### DO THIS
Print exactly the lines from the first one down to the line that contains "(q2) at (25,412.5)", both included, and skip the pictures.
- - - - - - -
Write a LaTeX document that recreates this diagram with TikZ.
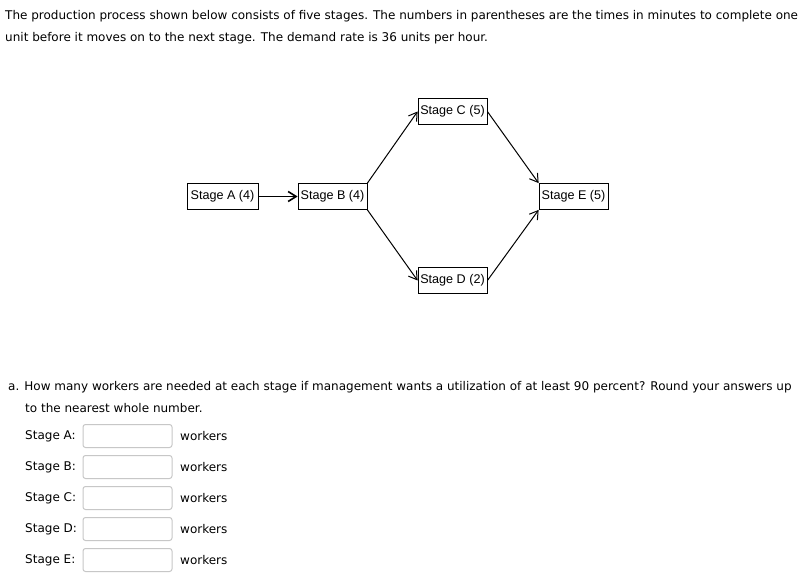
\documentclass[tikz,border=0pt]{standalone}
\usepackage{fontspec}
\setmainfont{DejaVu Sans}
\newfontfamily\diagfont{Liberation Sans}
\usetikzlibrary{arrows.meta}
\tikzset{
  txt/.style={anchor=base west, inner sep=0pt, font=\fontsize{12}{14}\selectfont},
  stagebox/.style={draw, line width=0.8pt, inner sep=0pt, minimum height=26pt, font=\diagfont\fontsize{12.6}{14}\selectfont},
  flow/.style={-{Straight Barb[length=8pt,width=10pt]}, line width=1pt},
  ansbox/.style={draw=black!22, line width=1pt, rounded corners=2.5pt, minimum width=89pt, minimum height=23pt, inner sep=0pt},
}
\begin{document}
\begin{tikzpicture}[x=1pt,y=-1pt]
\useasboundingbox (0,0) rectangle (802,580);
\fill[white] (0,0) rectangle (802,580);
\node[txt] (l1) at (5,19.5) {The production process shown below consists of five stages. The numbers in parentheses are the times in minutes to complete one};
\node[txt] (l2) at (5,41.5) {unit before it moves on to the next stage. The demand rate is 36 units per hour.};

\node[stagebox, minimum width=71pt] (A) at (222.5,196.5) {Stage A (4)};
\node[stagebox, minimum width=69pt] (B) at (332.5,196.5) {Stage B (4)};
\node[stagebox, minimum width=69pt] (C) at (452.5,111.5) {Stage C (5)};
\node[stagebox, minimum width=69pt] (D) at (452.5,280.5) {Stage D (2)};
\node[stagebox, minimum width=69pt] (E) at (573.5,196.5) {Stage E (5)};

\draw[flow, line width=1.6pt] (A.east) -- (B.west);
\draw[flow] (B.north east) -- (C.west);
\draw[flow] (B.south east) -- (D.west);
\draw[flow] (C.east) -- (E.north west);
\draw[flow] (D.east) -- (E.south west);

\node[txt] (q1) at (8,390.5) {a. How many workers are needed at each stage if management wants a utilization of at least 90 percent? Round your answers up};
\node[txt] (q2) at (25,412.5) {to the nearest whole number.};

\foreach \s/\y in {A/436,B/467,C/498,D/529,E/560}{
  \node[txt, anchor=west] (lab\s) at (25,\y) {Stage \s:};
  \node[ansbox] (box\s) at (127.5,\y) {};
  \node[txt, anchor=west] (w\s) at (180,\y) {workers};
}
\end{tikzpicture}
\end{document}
- - - - - - -
### RESULT OF THIS TASK
Write a LaTeX document that recreates this diagram with TikZ.
\documentclass[tikz,border=0pt]{standalone}
\usepackage{fontspec}
\setmainfont{DejaVu Sans}
\newfontfamily\diagfont{Liberation Sans}
\usetikzlibrary{arrows.meta}
\tikzset{
  txt/.style={anchor=base west, inner sep=0pt, font=\fontsize{12}{14}\selectfont},
  stagebox/.style={draw, line width=0.8pt, inner sep=0pt, minimum height=26pt, font=\diagfont\fontsize{12.6}{14}\selectfont},
  flow/.style={-{Straight Barb[length=8pt,width=10pt]}, line width=1pt},
  ansbox/.style={draw=black!22, line width=1pt, rounded corners=2.5pt, minimum width=89pt, minimum height=23pt, inner sep=0pt},
}
\begin{document}
\begin{tikzpicture}[x=1pt,y=-1pt]
\useasboundingbox (0,0) rectangle (802,580);
\fill[white] (0,0) rectangle (802,580);
\node[txt] (l1) at (5,19.5) {The production process shown below consists of five stages. The numbers in parentheses are the times in minutes to complete one};
\node[txt] (l2) at (5,41.5) {unit before it moves on to the next stage. The demand rate is 36 units per hour.};

\node[stagebox, minimum width=71pt] (A) at (222.5,196.5) {Stage A (4)};
\node[stagebox, minimum width=69pt] (B) at (332.5,196.5) {Stage B (4)};
\node[stagebox, minimum width=69pt] (C) at (452.5,111.5) {Stage C (5)};
\node[stagebox, minimum width=69pt] (D) at (452.5,280.5) {Stage D (2)};
\node[stagebox, minimum width=69pt] (E) at (573.5,196.5) {Stage E (5)};

\draw[flow, line width=1.6pt] (A.east) -- (B.west);
\draw[flow] (B.north east) -- (C.west);
\draw[flow] (B.south east) -- (D.west);
\draw[flow] (C.east) -- (E.north west);
\draw[flow] (D.east) -- (E.south west);

\node[txt] (q1) at (8,390.5) {a. How many workers are needed at each stage if management wants a utilization of at least 90 percent? Round your answers up};
\node[txt] (q2) at (25,412.5) {to the nearest whole number.};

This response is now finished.